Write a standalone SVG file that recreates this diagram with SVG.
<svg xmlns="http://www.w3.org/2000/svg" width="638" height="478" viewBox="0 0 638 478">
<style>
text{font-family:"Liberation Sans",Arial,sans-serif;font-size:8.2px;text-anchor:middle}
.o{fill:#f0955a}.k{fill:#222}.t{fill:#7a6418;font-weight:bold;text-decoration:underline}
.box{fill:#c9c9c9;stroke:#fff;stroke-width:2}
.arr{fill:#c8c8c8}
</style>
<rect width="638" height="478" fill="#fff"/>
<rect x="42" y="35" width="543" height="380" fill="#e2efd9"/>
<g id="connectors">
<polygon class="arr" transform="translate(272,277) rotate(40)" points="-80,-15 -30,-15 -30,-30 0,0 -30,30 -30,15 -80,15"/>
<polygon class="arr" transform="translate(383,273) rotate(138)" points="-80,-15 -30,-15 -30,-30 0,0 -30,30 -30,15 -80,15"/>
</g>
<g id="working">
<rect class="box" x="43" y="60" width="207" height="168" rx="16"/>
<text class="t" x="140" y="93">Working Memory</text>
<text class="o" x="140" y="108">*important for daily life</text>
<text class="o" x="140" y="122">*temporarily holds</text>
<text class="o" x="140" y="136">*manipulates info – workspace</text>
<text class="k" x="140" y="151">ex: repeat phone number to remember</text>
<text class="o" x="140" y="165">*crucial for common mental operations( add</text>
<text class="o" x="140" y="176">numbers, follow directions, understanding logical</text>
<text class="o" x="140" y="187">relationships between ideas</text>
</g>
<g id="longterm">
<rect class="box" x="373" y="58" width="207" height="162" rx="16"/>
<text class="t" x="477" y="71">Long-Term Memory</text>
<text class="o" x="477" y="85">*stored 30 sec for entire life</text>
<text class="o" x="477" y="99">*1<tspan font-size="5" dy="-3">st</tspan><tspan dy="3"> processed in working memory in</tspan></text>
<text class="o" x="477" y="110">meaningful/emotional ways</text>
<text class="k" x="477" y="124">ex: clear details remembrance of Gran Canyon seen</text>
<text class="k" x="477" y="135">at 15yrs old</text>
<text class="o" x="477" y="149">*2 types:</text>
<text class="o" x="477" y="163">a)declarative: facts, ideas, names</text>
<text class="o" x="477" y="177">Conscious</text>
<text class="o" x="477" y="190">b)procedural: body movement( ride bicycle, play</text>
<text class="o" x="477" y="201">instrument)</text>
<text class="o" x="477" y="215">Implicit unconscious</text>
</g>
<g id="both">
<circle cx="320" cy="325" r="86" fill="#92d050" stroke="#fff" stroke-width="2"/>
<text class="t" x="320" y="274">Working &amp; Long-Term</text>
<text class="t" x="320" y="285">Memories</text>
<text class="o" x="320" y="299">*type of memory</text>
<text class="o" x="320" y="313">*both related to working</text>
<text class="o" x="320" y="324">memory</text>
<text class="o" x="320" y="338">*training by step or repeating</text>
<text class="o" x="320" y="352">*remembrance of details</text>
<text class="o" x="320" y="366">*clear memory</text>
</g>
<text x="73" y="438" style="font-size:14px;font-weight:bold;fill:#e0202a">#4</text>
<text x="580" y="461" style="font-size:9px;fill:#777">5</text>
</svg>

--

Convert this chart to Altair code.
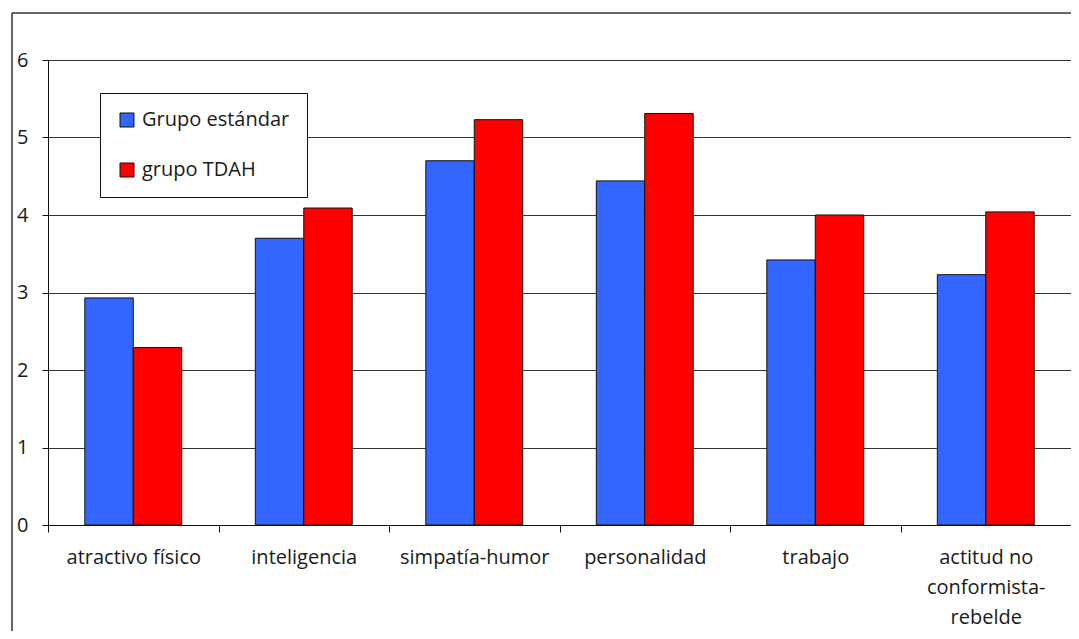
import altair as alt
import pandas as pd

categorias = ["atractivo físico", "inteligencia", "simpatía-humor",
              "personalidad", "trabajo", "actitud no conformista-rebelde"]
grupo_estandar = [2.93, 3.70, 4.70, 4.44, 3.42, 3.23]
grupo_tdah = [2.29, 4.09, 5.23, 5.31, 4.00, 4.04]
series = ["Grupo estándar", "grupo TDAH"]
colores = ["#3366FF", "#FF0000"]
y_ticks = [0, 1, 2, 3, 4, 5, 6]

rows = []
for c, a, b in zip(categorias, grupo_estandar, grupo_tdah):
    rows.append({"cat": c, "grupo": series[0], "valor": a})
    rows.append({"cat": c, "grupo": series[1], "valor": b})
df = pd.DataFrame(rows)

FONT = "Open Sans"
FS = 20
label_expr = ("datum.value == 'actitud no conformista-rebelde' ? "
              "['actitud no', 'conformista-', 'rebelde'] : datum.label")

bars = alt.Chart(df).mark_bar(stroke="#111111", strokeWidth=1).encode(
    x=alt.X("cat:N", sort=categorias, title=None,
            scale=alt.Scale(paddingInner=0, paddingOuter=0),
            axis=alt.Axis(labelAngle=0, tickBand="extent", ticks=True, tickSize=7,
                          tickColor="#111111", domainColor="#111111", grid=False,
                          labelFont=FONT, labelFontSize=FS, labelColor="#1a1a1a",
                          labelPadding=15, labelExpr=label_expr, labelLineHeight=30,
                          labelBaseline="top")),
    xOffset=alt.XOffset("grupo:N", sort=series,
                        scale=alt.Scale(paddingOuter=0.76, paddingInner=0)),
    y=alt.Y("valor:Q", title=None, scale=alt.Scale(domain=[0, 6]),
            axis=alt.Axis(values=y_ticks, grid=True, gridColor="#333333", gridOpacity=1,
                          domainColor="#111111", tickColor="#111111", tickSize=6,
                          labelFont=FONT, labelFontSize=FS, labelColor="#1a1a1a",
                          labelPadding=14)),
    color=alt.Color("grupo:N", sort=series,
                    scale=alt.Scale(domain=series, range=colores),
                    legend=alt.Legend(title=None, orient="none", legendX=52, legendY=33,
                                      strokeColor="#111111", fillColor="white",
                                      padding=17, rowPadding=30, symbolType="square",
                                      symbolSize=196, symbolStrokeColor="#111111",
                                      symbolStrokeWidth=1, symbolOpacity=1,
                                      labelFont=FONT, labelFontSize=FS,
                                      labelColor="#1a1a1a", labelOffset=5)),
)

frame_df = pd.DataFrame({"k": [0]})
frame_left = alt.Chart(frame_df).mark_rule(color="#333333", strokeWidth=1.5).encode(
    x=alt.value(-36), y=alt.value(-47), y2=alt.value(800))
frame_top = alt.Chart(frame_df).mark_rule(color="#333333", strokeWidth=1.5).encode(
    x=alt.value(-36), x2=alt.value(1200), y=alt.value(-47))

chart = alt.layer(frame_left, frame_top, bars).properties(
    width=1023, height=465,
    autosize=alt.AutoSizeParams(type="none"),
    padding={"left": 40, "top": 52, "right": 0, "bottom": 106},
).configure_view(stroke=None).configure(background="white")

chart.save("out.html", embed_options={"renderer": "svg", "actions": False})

--

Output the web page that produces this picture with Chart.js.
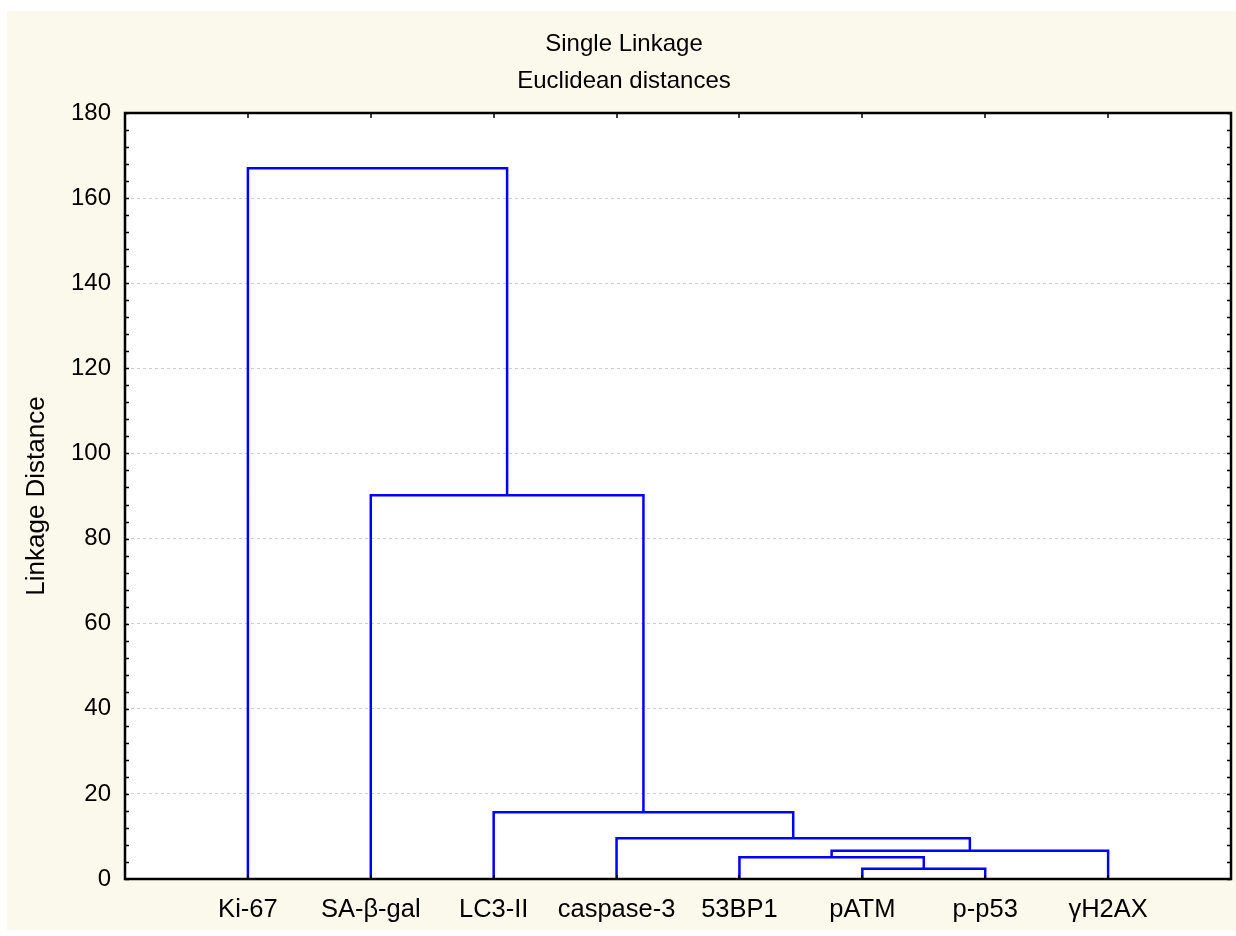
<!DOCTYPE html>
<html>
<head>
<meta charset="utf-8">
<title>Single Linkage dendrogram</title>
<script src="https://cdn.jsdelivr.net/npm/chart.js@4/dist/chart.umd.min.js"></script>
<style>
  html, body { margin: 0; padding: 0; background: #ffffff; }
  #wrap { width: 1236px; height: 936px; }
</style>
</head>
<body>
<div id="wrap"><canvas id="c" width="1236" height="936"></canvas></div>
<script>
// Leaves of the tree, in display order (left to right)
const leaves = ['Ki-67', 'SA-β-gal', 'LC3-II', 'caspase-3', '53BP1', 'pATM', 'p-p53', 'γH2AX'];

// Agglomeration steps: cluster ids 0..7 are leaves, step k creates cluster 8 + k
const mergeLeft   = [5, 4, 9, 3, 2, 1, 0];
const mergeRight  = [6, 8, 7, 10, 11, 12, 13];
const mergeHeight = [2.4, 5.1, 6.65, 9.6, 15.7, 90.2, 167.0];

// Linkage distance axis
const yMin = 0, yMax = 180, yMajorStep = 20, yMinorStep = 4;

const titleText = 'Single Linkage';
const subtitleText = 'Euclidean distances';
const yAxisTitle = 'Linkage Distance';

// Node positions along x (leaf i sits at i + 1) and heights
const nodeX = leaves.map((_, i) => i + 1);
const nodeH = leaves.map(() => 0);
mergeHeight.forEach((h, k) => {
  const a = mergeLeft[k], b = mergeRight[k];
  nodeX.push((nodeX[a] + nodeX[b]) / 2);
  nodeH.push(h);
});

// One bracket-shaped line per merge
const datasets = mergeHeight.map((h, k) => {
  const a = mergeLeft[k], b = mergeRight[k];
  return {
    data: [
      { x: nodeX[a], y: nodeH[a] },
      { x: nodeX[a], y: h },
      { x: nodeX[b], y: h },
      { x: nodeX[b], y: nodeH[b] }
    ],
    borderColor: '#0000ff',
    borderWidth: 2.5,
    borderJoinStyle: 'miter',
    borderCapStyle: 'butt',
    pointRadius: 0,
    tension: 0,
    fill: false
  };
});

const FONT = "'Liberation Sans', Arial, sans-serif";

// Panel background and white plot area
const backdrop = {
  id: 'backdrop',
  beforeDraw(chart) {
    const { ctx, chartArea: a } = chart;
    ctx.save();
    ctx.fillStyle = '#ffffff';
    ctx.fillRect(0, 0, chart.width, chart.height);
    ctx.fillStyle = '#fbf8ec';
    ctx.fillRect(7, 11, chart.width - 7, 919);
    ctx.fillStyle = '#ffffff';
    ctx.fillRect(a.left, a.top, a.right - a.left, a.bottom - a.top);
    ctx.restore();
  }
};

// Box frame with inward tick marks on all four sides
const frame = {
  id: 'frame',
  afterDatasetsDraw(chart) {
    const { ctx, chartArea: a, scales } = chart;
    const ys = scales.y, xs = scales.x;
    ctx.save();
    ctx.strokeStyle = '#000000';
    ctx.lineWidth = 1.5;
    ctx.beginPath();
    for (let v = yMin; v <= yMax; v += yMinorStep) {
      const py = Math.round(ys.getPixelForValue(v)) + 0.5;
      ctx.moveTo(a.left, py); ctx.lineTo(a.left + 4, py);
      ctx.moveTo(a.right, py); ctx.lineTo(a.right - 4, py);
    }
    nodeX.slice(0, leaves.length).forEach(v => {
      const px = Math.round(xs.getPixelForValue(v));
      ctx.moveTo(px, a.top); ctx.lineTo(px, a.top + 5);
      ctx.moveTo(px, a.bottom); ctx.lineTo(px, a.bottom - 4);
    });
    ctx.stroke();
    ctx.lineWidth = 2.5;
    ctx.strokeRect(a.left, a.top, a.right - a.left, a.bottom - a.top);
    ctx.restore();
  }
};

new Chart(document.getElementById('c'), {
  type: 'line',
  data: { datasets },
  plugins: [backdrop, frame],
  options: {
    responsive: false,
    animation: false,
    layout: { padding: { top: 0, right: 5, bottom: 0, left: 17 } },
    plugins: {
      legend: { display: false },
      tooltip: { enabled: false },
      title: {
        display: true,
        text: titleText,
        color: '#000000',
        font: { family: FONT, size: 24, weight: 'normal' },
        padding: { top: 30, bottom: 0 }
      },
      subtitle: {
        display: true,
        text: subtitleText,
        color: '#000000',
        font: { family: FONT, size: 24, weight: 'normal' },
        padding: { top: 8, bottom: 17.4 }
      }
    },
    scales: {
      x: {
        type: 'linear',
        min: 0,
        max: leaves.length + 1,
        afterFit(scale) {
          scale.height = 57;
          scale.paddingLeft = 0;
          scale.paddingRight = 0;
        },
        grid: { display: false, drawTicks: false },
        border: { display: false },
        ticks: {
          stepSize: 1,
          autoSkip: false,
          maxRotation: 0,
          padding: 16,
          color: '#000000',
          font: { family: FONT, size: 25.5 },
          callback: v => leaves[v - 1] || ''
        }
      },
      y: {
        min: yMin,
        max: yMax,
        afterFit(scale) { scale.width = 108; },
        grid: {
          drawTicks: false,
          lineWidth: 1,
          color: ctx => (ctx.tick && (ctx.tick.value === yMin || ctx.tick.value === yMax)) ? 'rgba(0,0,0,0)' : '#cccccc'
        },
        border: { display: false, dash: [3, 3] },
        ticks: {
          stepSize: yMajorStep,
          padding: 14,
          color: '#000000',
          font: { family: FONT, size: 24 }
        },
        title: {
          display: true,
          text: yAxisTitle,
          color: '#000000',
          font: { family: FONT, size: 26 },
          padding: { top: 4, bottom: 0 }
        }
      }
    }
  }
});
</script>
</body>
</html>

EXERCISE: From the line that has "Output the web" through the line that has "const mergeHeight = [2.4, 5.1, 6.65, 9.6, 15.7, 90.2, 167.0];", reproduce each line exactly as it stands and nothing else; do not include any pictures.

RIGHT ANSWER:
Output the web page that produces this picture with Chart.js.
<!DOCTYPE html>
<html>
<head>
<meta charset="utf-8">
<title>Single Linkage dendrogram</title>
<script src="https://cdn.jsdelivr.net/npm/chart.js@4/dist/chart.umd.min.js"></script>
<style>
  html, body { margin: 0; padding: 0; background: #ffffff; }
  #wrap { width: 1236px; height: 936px; }
</style>
</head>
<body>
<div id="wrap"><canvas id="c" width="1236" height="936"></canvas></div>
<script>
// Leaves of the tree, in display order (left to right)
const leaves = ['Ki-67', 'SA-β-gal', 'LC3-II', 'caspase-3', '53BP1', 'pATM', 'p-p53', 'γH2AX'];

// Agglomeration steps: cluster ids 0..7 are leaves, step k creates cluster 8 + k
const mergeLeft   = [5, 4, 9, 3, 2, 1, 0];
const mergeRight  = [6, 8, 7, 10, 11, 12, 13];
const mergeHeight = [2.4, 5.1, 6.65, 9.6, 15.7, 90.2, 167.0];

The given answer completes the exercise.